A common worry that has become outdated: drug convictions no longer affect federal student aid eligibility. That change took effect on July 1, 2023. Students who are incarcerated have limited eligibility, but once released, those restrictions lift. Students on probation or parole remain eligible for federal aid.8Federal Student Aid. Eligibility for Students With Criminal Convictions
For non-citizens, even a low-level misdemeanor can have outsized consequences. Under federal immigration law, a conviction for a “crime involving moral turpitude” committed within five years of admission, where a sentence of one year or more could be imposed, can make a person deportable.9U.S. Code. 8 USC 1227 – Deportable Aliens A fourth-degree misdemeanor maxes out at 30 days, which falls well below the one-year threshold for a single conviction. However, two or more convictions for crimes involving moral turpitude at any time after admission can trigger deportability regardless of the sentence length. If you are not a U.S. citizen, speak with an immigration attorney before entering any plea.
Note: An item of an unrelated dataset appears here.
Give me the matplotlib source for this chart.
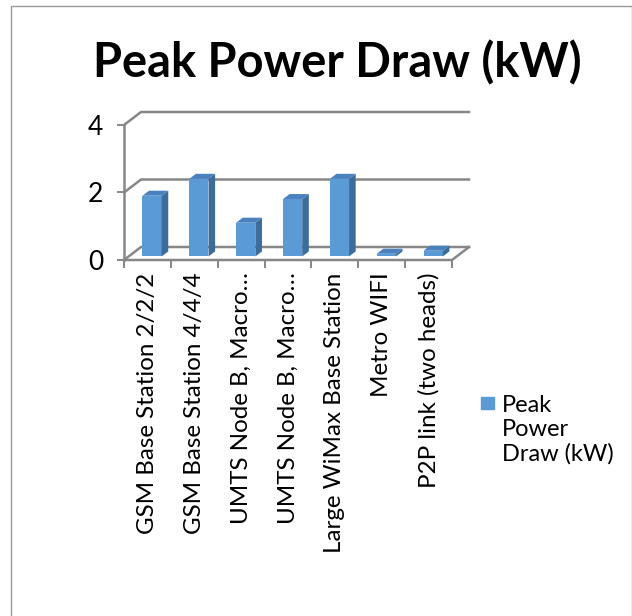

Ohio allows most people convicted of a fourth-degree misdemeanor to apply to have the record sealed, which removes it from public access. Once sealed, you can legally answer “no” when asked whether you have been convicted. The process is governed by Ohio Revised Code Section 2953.32.10Ohio Legislative Service Commission. Ohio Revised Code Section 2953.32 – Sealing or Expungement of Record of Conviction Record or Bail Forfeiture
To be eligible, you must wait at least one year after your final discharge, meaning one year after you finish serving any jail time, paying all fines, and completing community control. You also cannot have any pending criminal charges at the time you apply.10Ohio Legislative Service Commission. Ohio Revised Code Section 2953.32 – Sealing or Expungement of Record of Conviction Record or Bail Forfeiture
Certain offenses are not eligible for sealing, including traffic offenses like OVI, domestic violence convictions (though fourth-degree misdemeanor domestic violence is specifically carved out as eligible), and offenses involving a victim under 13.11Supreme Court of Ohio. Adult Rights Restoration and Record Sealing
The application requires a $50 filing fee, and the court may add a local fee of up to $50 on top of that. If you cannot afford the fee, you can file a poverty affidavit to request a waiver. After you file, the court schedules a hearing between 45 and 90 days later. The prosecutor has the opportunity to object, and the victim must be notified. The court considers whether you have been rehabilitated, whether the government’s interest in keeping the record public outweighs your interest in sealing it, and any objections from the prosecutor or victim.11Supreme Court of Ohio. Adult Rights Restoration and Record Sealing
Sealing is worth pursuing for most people. It is not the same as full expungement, which would erase the record entirely. A sealed record still exists and can be accessed by law enforcement or by court order, but it will not appear on standard background checks used by employers and landlords. For a fourth-degree misdemeanor, where the collateral consequences often outweigh the criminal penalties, sealing the record is the most impactful step you can take after completing your sentence.